>>
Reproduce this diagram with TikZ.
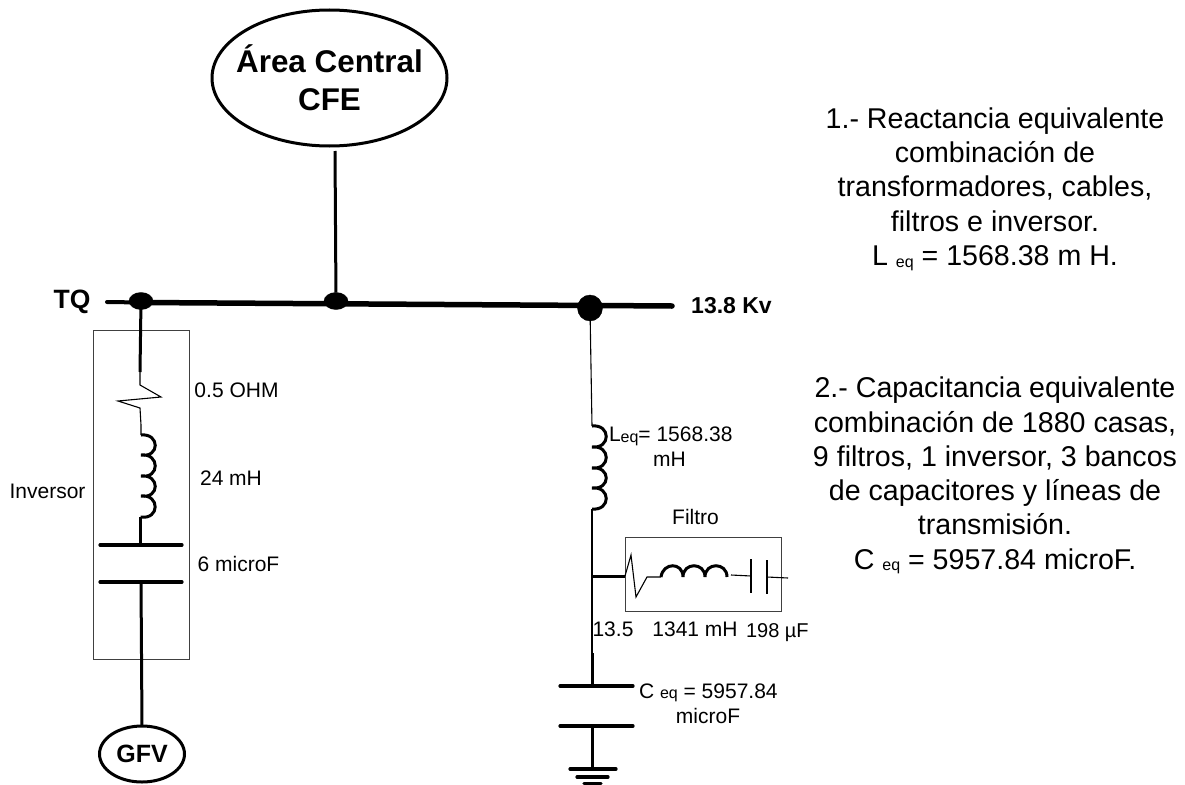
<<
>>
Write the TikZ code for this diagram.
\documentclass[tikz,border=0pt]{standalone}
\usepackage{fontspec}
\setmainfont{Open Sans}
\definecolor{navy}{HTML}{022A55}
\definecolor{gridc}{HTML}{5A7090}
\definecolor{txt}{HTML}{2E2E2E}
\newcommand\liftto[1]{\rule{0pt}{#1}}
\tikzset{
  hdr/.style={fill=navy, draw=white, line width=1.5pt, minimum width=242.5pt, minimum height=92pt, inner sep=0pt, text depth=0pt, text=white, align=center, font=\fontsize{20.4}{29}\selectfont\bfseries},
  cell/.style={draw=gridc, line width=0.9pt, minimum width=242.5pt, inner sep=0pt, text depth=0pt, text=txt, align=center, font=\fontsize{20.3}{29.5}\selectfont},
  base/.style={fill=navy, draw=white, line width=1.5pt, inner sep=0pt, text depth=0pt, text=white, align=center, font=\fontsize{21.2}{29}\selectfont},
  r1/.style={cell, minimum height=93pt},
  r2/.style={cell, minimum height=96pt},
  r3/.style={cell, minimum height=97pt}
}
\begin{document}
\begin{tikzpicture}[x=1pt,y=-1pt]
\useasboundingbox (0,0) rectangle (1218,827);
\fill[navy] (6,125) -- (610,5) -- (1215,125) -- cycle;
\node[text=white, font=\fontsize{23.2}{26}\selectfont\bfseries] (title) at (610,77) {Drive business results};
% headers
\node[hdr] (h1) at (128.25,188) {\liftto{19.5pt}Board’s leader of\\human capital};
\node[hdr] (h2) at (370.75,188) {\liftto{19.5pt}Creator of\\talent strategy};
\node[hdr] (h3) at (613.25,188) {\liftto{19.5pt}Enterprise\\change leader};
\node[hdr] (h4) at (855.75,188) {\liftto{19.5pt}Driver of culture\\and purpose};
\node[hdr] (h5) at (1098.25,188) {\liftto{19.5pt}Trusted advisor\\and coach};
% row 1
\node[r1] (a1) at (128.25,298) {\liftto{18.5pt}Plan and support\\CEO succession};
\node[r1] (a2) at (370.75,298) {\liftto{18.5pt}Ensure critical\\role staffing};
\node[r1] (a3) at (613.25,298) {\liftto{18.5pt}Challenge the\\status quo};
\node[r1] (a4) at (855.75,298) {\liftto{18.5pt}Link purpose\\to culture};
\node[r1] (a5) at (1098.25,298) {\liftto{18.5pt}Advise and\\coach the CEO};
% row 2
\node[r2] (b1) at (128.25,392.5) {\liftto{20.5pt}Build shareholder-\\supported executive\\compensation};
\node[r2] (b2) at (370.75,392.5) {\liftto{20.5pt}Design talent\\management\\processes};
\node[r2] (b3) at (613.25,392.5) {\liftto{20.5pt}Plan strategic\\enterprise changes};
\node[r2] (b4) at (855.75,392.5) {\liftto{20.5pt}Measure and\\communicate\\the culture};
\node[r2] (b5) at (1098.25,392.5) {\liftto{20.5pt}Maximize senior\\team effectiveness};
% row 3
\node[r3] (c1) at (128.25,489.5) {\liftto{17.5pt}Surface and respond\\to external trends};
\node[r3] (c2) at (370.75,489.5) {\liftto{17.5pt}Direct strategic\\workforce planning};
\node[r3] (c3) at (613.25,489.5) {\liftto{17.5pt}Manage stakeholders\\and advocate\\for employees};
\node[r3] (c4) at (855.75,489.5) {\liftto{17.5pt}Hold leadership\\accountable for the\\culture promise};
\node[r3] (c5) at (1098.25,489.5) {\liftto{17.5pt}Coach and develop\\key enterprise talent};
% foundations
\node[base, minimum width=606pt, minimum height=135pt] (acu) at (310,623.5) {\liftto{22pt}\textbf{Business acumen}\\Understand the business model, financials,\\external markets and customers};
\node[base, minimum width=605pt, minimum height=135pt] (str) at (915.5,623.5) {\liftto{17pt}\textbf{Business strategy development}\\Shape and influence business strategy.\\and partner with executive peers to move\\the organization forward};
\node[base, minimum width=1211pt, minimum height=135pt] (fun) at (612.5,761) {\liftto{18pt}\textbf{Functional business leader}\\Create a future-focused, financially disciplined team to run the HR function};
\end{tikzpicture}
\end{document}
<<
>>
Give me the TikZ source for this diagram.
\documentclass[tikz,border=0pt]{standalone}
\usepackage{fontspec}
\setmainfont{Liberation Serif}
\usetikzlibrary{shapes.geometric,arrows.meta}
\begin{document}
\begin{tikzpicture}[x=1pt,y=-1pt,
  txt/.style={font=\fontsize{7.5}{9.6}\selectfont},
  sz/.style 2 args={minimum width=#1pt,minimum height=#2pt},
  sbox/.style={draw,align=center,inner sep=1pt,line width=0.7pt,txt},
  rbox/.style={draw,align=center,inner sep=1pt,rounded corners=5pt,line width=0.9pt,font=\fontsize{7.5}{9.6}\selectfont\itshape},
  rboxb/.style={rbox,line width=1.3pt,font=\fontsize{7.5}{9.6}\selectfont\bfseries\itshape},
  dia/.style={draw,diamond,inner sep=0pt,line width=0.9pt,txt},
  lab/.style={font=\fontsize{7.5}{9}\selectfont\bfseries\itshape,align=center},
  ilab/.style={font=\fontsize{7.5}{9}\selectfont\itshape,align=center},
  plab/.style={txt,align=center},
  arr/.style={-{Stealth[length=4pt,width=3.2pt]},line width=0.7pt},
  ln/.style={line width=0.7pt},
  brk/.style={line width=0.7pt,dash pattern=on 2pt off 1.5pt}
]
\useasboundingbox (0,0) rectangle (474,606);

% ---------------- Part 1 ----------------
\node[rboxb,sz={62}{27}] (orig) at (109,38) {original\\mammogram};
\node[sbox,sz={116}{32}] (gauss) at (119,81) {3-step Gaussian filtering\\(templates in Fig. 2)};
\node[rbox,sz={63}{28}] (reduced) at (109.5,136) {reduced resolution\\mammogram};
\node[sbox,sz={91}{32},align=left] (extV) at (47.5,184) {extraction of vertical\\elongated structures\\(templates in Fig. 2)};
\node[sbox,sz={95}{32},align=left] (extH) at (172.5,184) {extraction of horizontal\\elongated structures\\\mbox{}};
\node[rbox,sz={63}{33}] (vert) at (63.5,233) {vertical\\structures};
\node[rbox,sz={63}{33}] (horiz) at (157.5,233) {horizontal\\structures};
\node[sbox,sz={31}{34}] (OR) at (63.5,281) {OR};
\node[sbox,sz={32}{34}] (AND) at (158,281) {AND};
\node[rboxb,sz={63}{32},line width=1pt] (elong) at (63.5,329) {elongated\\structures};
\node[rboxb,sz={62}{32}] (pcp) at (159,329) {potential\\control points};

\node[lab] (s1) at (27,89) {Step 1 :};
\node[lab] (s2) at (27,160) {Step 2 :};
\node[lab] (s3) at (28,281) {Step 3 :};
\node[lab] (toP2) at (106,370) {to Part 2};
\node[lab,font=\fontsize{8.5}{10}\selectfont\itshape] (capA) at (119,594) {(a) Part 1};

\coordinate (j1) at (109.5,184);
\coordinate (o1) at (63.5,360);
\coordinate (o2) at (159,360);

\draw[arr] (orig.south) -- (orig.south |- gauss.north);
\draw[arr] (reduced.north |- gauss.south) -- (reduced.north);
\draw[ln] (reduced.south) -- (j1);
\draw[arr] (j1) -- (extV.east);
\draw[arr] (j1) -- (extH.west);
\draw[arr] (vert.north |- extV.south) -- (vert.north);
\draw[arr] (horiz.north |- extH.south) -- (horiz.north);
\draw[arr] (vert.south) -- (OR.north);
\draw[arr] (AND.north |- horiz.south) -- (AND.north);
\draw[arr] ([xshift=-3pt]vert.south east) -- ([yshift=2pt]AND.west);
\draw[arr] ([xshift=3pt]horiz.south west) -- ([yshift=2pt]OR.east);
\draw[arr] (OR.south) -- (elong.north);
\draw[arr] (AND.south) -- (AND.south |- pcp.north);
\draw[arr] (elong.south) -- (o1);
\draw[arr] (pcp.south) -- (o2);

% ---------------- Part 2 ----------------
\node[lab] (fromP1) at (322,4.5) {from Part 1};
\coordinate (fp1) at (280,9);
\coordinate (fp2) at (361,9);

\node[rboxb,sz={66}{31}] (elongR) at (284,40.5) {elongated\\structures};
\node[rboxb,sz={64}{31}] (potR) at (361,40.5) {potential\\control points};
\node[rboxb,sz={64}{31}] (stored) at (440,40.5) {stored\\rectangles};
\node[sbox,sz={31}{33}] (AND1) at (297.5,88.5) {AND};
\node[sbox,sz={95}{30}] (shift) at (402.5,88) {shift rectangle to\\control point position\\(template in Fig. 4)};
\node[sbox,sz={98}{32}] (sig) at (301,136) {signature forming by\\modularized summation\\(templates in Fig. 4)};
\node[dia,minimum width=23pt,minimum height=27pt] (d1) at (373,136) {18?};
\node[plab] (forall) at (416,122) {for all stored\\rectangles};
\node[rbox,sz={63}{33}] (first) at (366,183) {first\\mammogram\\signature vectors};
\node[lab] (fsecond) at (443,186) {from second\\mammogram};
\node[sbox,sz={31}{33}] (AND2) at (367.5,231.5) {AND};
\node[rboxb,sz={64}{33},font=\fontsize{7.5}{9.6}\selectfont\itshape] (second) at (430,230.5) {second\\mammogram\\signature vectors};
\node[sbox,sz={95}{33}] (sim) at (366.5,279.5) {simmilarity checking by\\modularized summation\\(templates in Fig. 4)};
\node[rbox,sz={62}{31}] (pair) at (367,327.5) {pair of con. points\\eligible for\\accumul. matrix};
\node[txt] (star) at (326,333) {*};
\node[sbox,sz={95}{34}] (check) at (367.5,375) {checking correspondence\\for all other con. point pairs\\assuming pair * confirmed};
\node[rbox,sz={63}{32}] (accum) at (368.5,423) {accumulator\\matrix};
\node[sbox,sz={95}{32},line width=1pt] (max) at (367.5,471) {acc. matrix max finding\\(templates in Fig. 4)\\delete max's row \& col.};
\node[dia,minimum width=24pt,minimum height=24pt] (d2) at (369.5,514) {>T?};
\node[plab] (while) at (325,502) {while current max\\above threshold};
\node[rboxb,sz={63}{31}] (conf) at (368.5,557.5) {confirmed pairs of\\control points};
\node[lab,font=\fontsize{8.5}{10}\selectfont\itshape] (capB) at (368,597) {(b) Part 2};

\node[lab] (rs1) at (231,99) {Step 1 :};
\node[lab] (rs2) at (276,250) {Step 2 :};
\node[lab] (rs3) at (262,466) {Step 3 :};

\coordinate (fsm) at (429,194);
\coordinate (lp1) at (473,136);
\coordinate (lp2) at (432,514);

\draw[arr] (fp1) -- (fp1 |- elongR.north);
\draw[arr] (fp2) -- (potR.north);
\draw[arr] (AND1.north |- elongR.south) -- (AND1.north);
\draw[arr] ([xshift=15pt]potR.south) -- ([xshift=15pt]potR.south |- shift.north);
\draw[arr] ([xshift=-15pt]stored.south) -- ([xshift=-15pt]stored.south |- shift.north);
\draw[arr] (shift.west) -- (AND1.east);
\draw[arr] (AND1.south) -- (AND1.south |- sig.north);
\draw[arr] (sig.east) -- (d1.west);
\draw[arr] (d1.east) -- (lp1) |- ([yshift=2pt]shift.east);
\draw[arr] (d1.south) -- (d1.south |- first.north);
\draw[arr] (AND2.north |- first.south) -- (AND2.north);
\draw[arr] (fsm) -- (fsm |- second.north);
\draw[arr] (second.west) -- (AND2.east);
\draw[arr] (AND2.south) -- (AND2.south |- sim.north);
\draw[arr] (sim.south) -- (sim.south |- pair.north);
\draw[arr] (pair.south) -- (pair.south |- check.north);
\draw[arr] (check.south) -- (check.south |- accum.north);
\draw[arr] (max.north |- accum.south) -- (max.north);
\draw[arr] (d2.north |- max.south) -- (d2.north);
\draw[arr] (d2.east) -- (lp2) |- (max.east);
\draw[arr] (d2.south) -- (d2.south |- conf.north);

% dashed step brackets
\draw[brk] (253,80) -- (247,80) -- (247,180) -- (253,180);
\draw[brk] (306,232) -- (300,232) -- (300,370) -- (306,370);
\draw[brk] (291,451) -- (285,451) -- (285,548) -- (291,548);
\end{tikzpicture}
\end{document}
<<
Exercise prompt
Pull every line containing "this" out of the data above.

Reply
Reproduce this diagram with TikZ.
Write the TikZ code for this diagram.
Give me the TikZ source for this diagram.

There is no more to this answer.